With so many students applying to so many colleges today, it can be difficult to determine which schools students really want to attend. One number that admissions deans look at is yield, the percentage of students accepted who ultimately enroll in their universities. U.S. News used fall 2006 data to calculate the yield numbers for the top 100 schools in both the national universities and liberal arts colleges rankings, then listed them in descending order based on yield. The results—the colleges that, in ways, could be considered "most popular" among their applicants—were surprising yet intuitive.
"The environment here very much coincides with their own personal values," says Carri Jenkins, spokeswoman for Brigham Young University, which tied with Harvard to lead the list of national universities. The Provo, Utah, college uses its affiliation with the Church of Jesus Christ of Latter-day Saints to attract a dedicated pool of applicants, and those students are so enthusiastic about the school that 79 percent of the admitted enroll. Similar specialty appeal most likely explains why Yeshiva and three military schools rise to the top of the yield lists.
The state universities also do quite well by this yield measure, with nine schools among the top 20 universities. "Students tend to stay pretty close to home, and they're looking to better themselves financially," says David Hawkins, director of public policy and research for the National Association for College Admission Counseling.

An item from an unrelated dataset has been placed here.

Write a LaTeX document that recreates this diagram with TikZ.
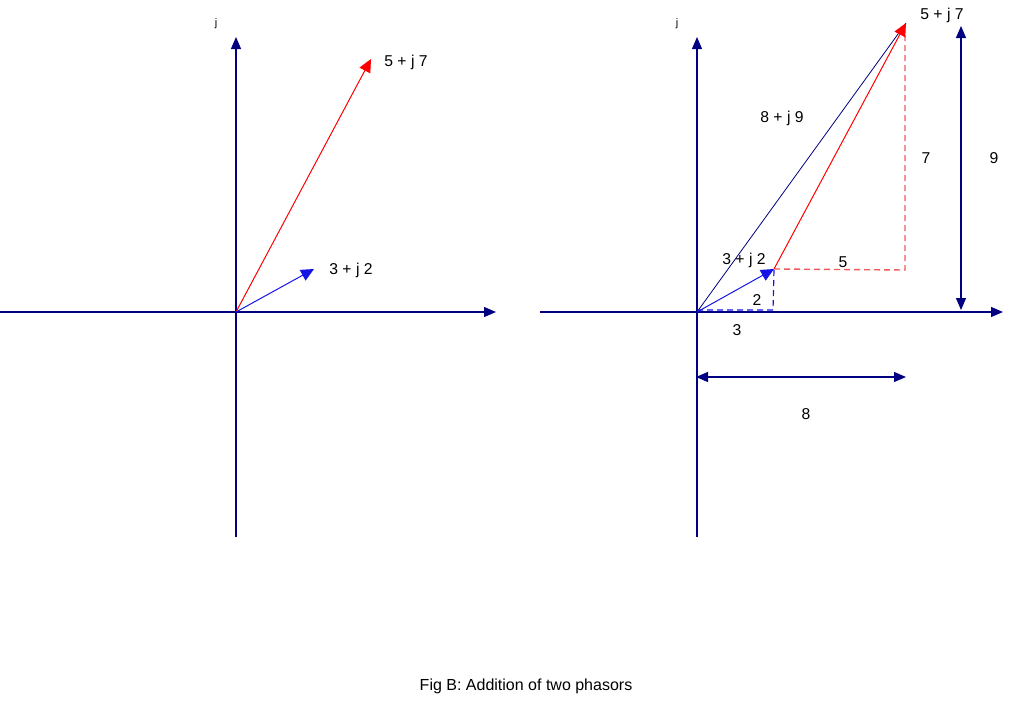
\documentclass[tikz,border=0pt]{standalone}
\usepackage{fontspec}
\setmainfont{Liberation Sans}
\usetikzlibrary{arrows.meta}
\definecolor{navy}{RGB}{0,0,128}
\definecolor{pblue}{RGB}{20,20,230}
\definecolor{pred}{RGB}{255,0,0}
\definecolor{dred}{RGB}{240,90,90}
\tikzset{
  axis/.style={navy, line width=1.2pt, -{Triangle[length=12pt,width=10pt]}},
  dimarrow/.style={navy, line width=1.2pt, {Triangle[length=12pt,width=10pt]}-{Triangle[length=12pt,width=10pt]}},
  bvec/.style={pblue, line width=1pt, -{Triangle[length=13pt,width=12pt]}},
  rvec/.style={pred, line width=1pt, -{Triangle[length=13pt,width=12pt]}},
  resvec/.style={navy, line width=0.8pt},
  rdash/.style={dred, line width=1.4pt, dash pattern=on 6pt off 4pt},
  bdash/.style={pblue, line width=1.2pt, dash pattern=on 6pt off 4pt},
  lbl/.style={font=\fontsize{15.7}{18}\selectfont, inner sep=0pt},
  jlbl/.style={font=\fontsize{11}{13}\selectfont, inner sep=0pt},
  caplbl/.style={font=\fontsize{16}{18}\selectfont, inner sep=0pt},
}
\begin{document}
\begin{tikzpicture}[x=1pt,y=-1pt]
\useasboundingbox (0,0) rectangle (1011,704);
% left diagram
\coordinate (OL) at (236,312);
\coordinate (lxs) at (0,312);
\coordinate (lxe) at (496,312);
\coordinate (lys) at (236,537);
\coordinate (lye) at (236,37);
\coordinate (LA) at (314,269);
\coordinate (LB) at (371,59);
\draw[axis] (lxs) -- (lxe);
\draw[axis] (lys) -- (lye);
\draw[rvec] (OL) -- (LB);
\draw[bvec] (OL) -- (LA);
\node[jlbl] (jl) at (216,24) {j};
\node[lbl] (l57) at (406,62) {5 + j 7};
\node[lbl] (l32) at (351,270) {3 + j 2};
% right diagram
\coordinate (OR) at (697,312);
\coordinate (rxs) at (540,312);
\coordinate (rxe) at (1003,312);
\coordinate (rys) at (697,537);
\coordinate (rye) at (697,37);
\coordinate (RA) at (774,269);
\coordinate (RB) at (906,23);
\coordinate (RC) at (905,270);
\coordinate (RD) at (773,310);
\coordinate (RE) at (697,310);
\draw[axis] (rxs) -- (rxe);
\draw[axis] (rys) -- (rye);
\draw[bdash] (RE) -- (RD) -- (RA);
\draw[rdash] (RA) -- (RC) -- (905,34);
\draw[resvec] (OR) -- (RB);
\draw[rvec] (RA) -- (RB);
\draw[bvec] (OR) -- (RA);
% dimension arrows
\coordinate (v9a) at (961,26);
\coordinate (v9b) at (961,310);
\draw[dimarrow] (v9a) -- (v9b);
\coordinate (h8a) at (696,377);
\coordinate (h8b) at (906,377);
\draw[dimarrow] (h8a) -- (h8b);
% labels
\node[jlbl] (jr) at (677,24) {j};
\node[lbl] (r57) at (942,15) {5 + j 7};
\node[lbl] (r89) at (782,118) {8 + j 9};
\node[lbl] (r32) at (744,260) {3 + j 2};
\node[lbl] (n2) at (757,300) {2};
\node[lbl] (n3) at (737,330) {3};
\node[lbl] (n5) at (843,262) {5};
\node[lbl] (n7) at (926,158) {7};
\node[lbl] (n9) at (994,158) {9};
\node[lbl] (n8) at (806,414) {8};
\node[caplbl] (cap) at (526,686) {Fig B: Addition of two phasors};
\end{tikzpicture}
\end{document}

The combination of affordable tuition and school success on the gridiron and basketball courts appears to be a hit.
Hard to predict. But, as any admissions dean will say, yield can be a difficult variable to predict. With record numbers of teenagers applying to college and each one of those students pondering a wider variety of schools, admissions offices—just like the students they are considering—are in a "perpetual state of uncertainty," Hawkins says. Colleges are thrilled to have more students to choose from but flustered by the fact that their picks might ultimately say, "No, thanks." "It speaks a little bit to the excess of applications [per student] over the last five years," Hawkins says. And a bad yield prediction can lead to overcrowding, which diminishes the experience for all the students and faculty.
Everyone wants to go to Harvard, right? Not so fast. Even at this coveted Cambridge, Mass., school, 21 percent of students accepted in 2006 chose not to enroll. The elite university has received more than 27,000 applications for fall 2008 admissions, which "shattered all of the previous records by a very wide margin" and was over 5,000 more than last year, according to Dean of Admissions William Fitzsimmons. He says the rise was partially due to changes in its financial aid policy over the past five years, which attracted more middle-income, black, and Latino applicants. But there's still no guarantee those students—highly recruited candidates among selective schools nationwide—actually will enroll. "There are still lots of attractive public and private colleges that give out financial aid," Fitzsimmons says.
Another factor Harvard—along with Princeton University and the University of Virginia—has to contend with is the elimination of early admissions. The schools disbanded the programs—which tended to admit higher percentages of applicants, who were then obligated to enroll—because they appeared to give a boost to privileged students and penalize disadvantaged ones. But early decision also was a reliable tool admissions offices could use to control the makeup of their freshman class. "We'll have to make more offers to get the same size class," says Jack Blackburn, dean of admission at Virginia. And, without early decision, another admissions staple becomes more important, he says: "We will use the waiting list more than usual."